David Mogo, Godhunter
- Author: Suyi Davies Okungbowa
- Language: English
- Genre: Fantasy, Godpunk
- Publisher: Abaddon Books
- Publication date: 2019
- Publication place: Nigeria

= David Mogo, Godhunter =

2019 novel by Suyi Davies Okungbowa

David Mogo, Godhunter is the debut novel of Nigerian writer Suyi Davies Okungbowa. It was released by Abaddon Books, an imprint of Rebellion Publishing in Oxford, UK on July 9, 2019 in the US and two days later in the UK and Europe.

== Plot ==
The novel follows the titular demigod, who is also a god hunter, as he scours the streets of Okungbowa's native Lagos, Nigeria, in the aftermath of an event called The Falling where thousands of orishas have fallen to the city.

== Reception ==
The novel received good reception, with venues like WIRED commenting that, "a number of books have been termed 'godpunk,' but Suyi Davies Okungbowa's novel may be the subgenre's platonic deific ideal," while Publishers Weekly mentioned that "this story is captivating, and readers who enjoy non-Western fantasy, mythpunk, and tales of found family will find it delightful." However, there were critical mentions of the story structure, which was a novel in three parts, almost akin to a collection of novellas. F(r)iction's Giancarlo Riccobon called it "three books for the price of one") and the treatment of some of the minor characters. But overall, the consensus was that the authorial voice was fresh and welcome, especially in a white-dominated sub-genre.

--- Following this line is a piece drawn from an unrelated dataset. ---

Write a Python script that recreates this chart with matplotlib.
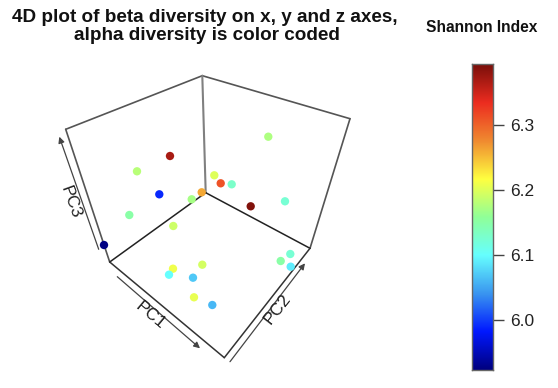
import numpy as np
from matplotlib import pyplot as plt
from matplotlib.colors import LinearSegmentedColormap, Normalize

# coordonnees projetees, lues en pixels sur l'image
px = [268.3, 170, 137, 214.3, 220.7, 231.7, 201.7, 159.3, 191.7, 250.7, 285, 129.3,
      173.3, 104, 290.3, 280.7, 290.7, 202.3, 173, 169, 193, 194, 212.3]
py = [136.7, 156, 171.3, 175.3, 183.3, 184.3, 192.3, 194.3, 199.3, 206.3, 201.3, 215,
      226, 245, 254, 261, 266.7, 264.7, 268.7, 274.7, 277.7, 297.3, 305]
shannon = [6.175, 6.37, 6.18, 6.2, 6.31, 6.13, 6.26, 5.99, 6.17, 6.39, 6.125, 6.15,
           6.19, 5.925, 6.125, 6.15, 6.09, 6.195, 6.21, 6.1, 6.07, 6.205, 6.06]

# sommets de la boite
top = (202.3, 75.7)
left = (65.7, 129.3)
right = (350, 118.7)
back = (205.7, 192.7)
lleft = (109.7, 262)
lright = (310, 248.3)
bottom = (224.3, 357.7)

vmin, vmax = 5.923, 6.394
ticks = [6.0, 6.1, 6.2, 6.3]
jet = ['#00007F', '#0018FF', '#3A96F0', '#66FFFF', '#90FF98', '#FFFF40', '#F08A30', '#EC2C20', '#7A0F0A']

cmap = LinearSegmentedColormap.from_list('jetcolors', jet, N=256)
norm = Normalize(vmin=vmin, vmax=vmax)

fig = plt.figure(figsize=(5.58, 3.88), dpi=100)
ax = fig.add_axes([0, 0, 1, 1])
ax.set_xlim(0, 558)
ax.set_ylim(388, 0)
ax.axis('off')

def seg(a, b, col='#555555', lw=1.2):
  ax.plot([a[0], b[0]], [a[1], b[1]], color=col, lw=lw, solid_capstyle='round', zorder=1)

seg(top, left)
seg(top, right)
seg(top, back, '#808080', 1.5)
seg(left, lleft)
seg(right, lright)
seg(back, lleft, '#222222', 1.1)
seg(back, lright, '#222222', 1.1)
seg(lleft, bottom, '#333333', 1.1)
seg(bottom, lright, '#333333', 1.1)

# fleches des axes
def fleche(a, b):
  ax.annotate('', xy=b, xytext=a, zorder=1,
              arrowprops=dict(arrowstyle='-|>', color='#444444', lw=0.9, mutation_scale=9,
                              shrinkA=0, shrinkB=0))

fleche((98.7, 249.3), (59.3, 136.7))
fleche((117.3, 276.7), (200, 348.3))
fleche((230, 361.7), (305, 263.3))

ft = 'Liberation Sans'
ax.text(71, 202, 'PC3', rotation=-70, ha='center', va='center', fontsize=12.5, family=ft, color='#222222')
ax.text(150.7, 315, 'PC1', rotation=-40, ha='center', va='center', fontsize=12.5, family=ft, color='#222222')
ax.text(277.3, 309.3, 'PC2', rotation=52, ha='center', va='center', fontsize=12.5, family=ft, color='#222222')

ax.scatter(px, py, c=shannon, cmap=cmap, norm=norm, s=36, linewidths=0, zorder=3)

ax.text(204.5, 17.5, '4D plot of beta diversity on x, y and z axes,', ha='center', va='center',
        fontsize=13.6, fontweight='bold', family=ft, color='#111111')
ax.text(207, 36, 'alpha diversity is color coded', ha='center', va='center',
        fontsize=13.6, fontweight='bold', family=ft, color='#111111')
ax.text(482, 27, 'Shannon Index', ha='center', va='center', fontsize=11.2, fontweight='bold', family=ft, color='#111111')

# barre de couleur
cax = fig.add_axes([472 / 558, 1 - 370 / 388, 20.5 / 558, 306 / 388])
grad = np.linspace(vmax, vmin, 256).reshape(-1, 1)
cax.imshow(grad, aspect='auto', cmap=cmap, norm=norm, extent=[0, 1, vmin, vmax])
cax.set_xticks([])
cax.yaxis.tick_right()
cax.set_yticks(ticks)
cax.set_yticklabels(['%.1f' % t for t in ticks], family=ft, fontsize=12.5, color='#222222')
cax.tick_params(axis='y', length=8, width=1, color='#444444', pad=5)
for s in cax.spines.values():
  s.set_color('#666666')
  s.set_linewidth(1)

fig.savefig('out.png', dpi=100)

"American urban fantasy, like any established genre, can get predictable," L.E.H Light of BlackNerdProblems said in a lengthy, favourable review. "David Mogo, Godhunter is anything but."

In October 2020, David Mogo, Godhunter was announced as the winner of the 2020 Nommo Award for Best Speculative Novel by an African (the Ilube Award).

== Awards ==
2020 Nommo Award for Best Speculative Novel by an African (the Ilube Award), won.